The driving force of YASNIMBM, besides bat mitzvahs, is the profound intimacy of friendships between girls. In its most effective moments, Cohen captures the way Lydia and Stacy are like sisters in a way that she and Ronnie are but, at the same time, are not. Ronnie has her own Lydia in Zaara (Zaara Kuttemperoor). Ronnie and Zaara spend much of the movie watching horror films on their phone. 

not invited bat mitzvah review
Left to right: Stacey (Sandler), Lydia (Samantha Lorraine), Ronnie (Sadie Sandler), Zaara (Zaara Kuttemperoor), Bree (Idina Menzel) and Danny (Adam Sandler)

The bond between Stacy and Lydia is authentic. So much so that when Stacy becomes angry with Lydia over a moment too complicated to explain, the unease and feeling of severing a relationship is palpable. Cohen and Hardwicke find ways to illustrate Stacy’s growing loneliness as she drifts farther and farther away from Lydia and her other friends, Tara (Dylan Dash) and Nikki (Millie Thorpe). It feels like Stacy has performed a sort of spiritual amputation from her friend group, which fits with the themes of entering adulthood. Stacy begins to learn her actions have very real consequences and that part of being an adult is admitting when you messed up and making amends.

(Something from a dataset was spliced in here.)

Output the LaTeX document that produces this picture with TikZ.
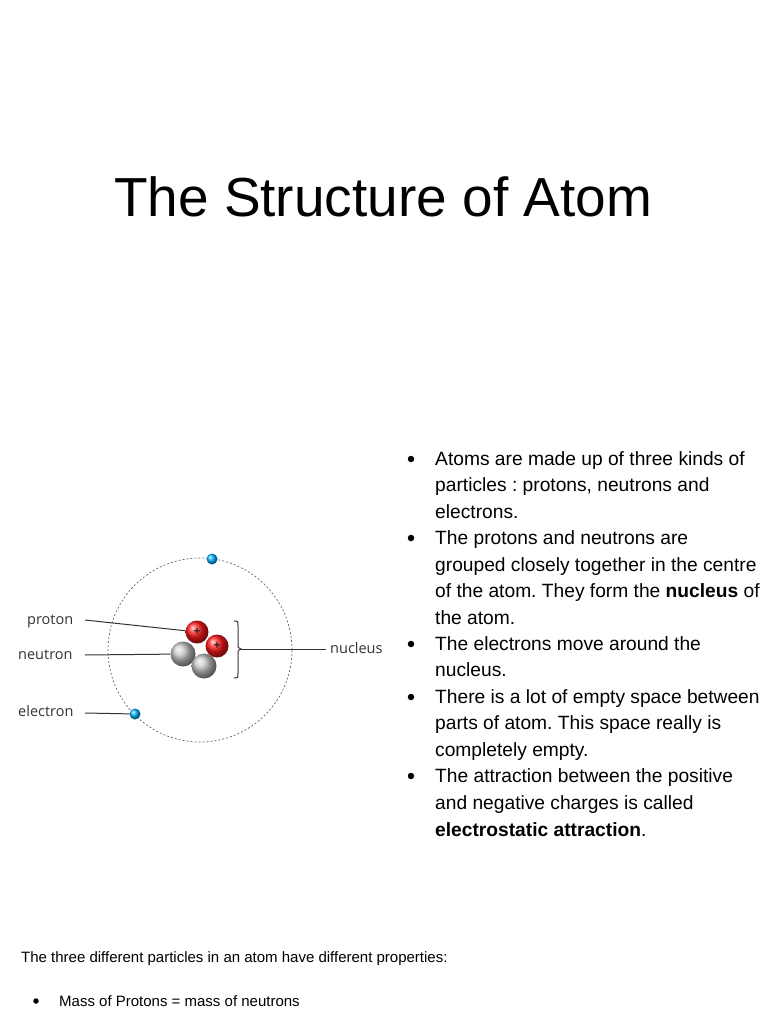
\documentclass[tikz,border=0pt]{standalone}
\usepackage{fontspec}
\setmainfont{Liberation Sans}
\newfontfamily\lab{Open Sans}
\frenchspacing
\begin{document}
\begin{tikzpicture}[x=1pt,y=-1pt,
  bul/.style={anchor=base west,font=\fontsize{19.2}{26}\selectfont,inner sep=0},
  dot/.style={circle,fill=black,inner sep=0,minimum size=6.5pt},
  lbl/.style={anchor=base west,font=\lab\fontsize{14.5}{16}\selectfont,text=black!80,inner sep=0},
  ln/.style={draw=black!80,line width=1pt},
  prot/.style={circle,inner sep=0,minimum size=23pt,ball color=red!90!white,draw=none},
  plus/.style={font=\lab\bfseries\fontsize{12}{12}\selectfont,text=black!85,inner sep=0},
  neut/.style={circle,inner sep=0,minimum size=25pt,ball color=gray!45,draw=none},
  elec/.style={circle,inner sep=0,minimum size=11pt,ball color=cyan!70!blue,draw=none}]
\useasboundingbox (0,0) rectangle (768,1024);
\fill[white] (0,0) rectangle (768,1024);
\node[font=\fontsize{55}{60}\selectfont,inner sep=0] (title) at (383,197) {The Structure of Atom};
% bullets
\foreach \y/\t in {459/{Atoms are made up of three kinds of},485/{particles : protons, neutrons and},512/{electrons.},
538/{The protons and neutrons are},565/{grouped closely together in the centre},591/{of the atom. They form the \textbf{nucleus} of},618/{the atom.},
644/{The electrons move around the},670/{nucleus.},697/{There is a lot of empty space between},723/{parts of atom. This space really is},750/{completely empty.},
776/{The attraction between the positive},803/{and negative charges is called},830/{\textbf{electrostatic attraction}.}}
  \node[bul] at (435,\y+6) {\t};
\foreach \y in {459,538,644,697,776} \node[dot] at (411,\y) {};
% bottom
\node[anchor=base west,font=\fontsize{15}{16}\selectfont,inner sep=0] (intro) at (21,962) {The three different particles in an atom have different properties:};
\node[dot,minimum size=5.5pt] (b1) at (36,1001) {};
\node[anchor=base west,font=\fontsize{15}{16}\selectfont,inner sep=0] (m1) at (59,1006) {Mass of Protons = mass of neutrons};
% atom
\draw[draw=black!60,line width=0.7pt,dash pattern=on 2pt off 2pt] (200,650) ellipse (92 and 92);
\node[neut] (n1) at (183,654) {};
\node[prot] (p1) at (197,632) {};
\node[plus] (pp1) at (197,632) {+};
\node[neut] (n2) at (204,666) {};
\node[prot] (p2) at (217,646) {};
\node[plus] (pp2) at (217,646) {+};
\node[elec] (e1) at (212,559) {};
\node[elec] (e2) at (135,714) {};
\draw[ln] (234,621) .. controls (238,621) .. (238,626) -- (238,643) .. controls (238,648) .. (241,649) .. controls (238,650) .. (238,655) -- (238,673) .. controls (238,678) .. (234,678);
\coordinate (br) at (241,649);
\node[lbl] (lnuc) at (330,653) {nucleus};
\draw[ln] (br) -- ([xshift=-4pt]lnuc.west |- br);
\node[lbl] (lp) at (27,624) {proton};
\node[lbl] (lnn) at (18,659) {neutron};
\node[lbl] (le) at (18,716) {electron};
\draw[ln] (85,620) -- (p1);
\draw[ln] (85,655) -- (n1);
\draw[ln] (85,713) -- (e2);
\end{tikzpicture}
\end{document}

Cohen and Peck find ways to show Stacy approaching redemption before chickening out because admitting you screwed up is much harder than just digging in and continuing to be a little brat. They pull off a hattrick of making Stacy far from being a saint but also allow her enough humanity that we are rooting for her even as we see her making the wrong decision repeatedly. Rarely are girls this young afforded this much agency and freedom to be this flawed.

Boys will be boys, and girls will be demonized and judged for the same actions. Cohen and Peck embrace Stacy’s failings because, at thirteen, we are walking hormone bombs with the moral spine of a ramen noodle gone soggy. Cohen and Hardwicke’s camera never judge her, nor does Peck’s script; instead, it stands back and roots for her, hoping she will realize the mistakes she’s made before it’s too late.

not invited bat mitzvah review
Lydia (Lorriane), Stacey (Sandler) and Andy Goldfarb (Dylan Hoffman)

Sunny Sandler simultaneously breaks your heart and pisses you off. She handles dialogue as well as her old man and has the charisma to go with it. If she weren’t good, then YASNIMBM would collapse, but it never even strains. Sandler and Lorraine feel natural together, and their slow drifting apart is all the more painful to watch because of how natural and relaxed they are together.

If anything, I found it odd how little of a role either Sandler’s Danny or Menzel’s Bree played. They are hardly absentee parents, but they are also not the paragons of wisdom we are used to seeing in movies like these. Instead, they do all they can as their daughter suffers, offering only love and advice if given the chance. Stacy is becoming an adult, and even though they wish they could do more, they often feel helpless. 

Yet, they stand by, ready to help when called upon, because though it may be a growing distant memory, they too were young once. Cohen understands this as, unlike other films, it isn’t interested in mocking the current generation for who or what they are. Instead, she accepts them, but with maybe a few jabs at trends, but still looks at them with more love and understanding than most.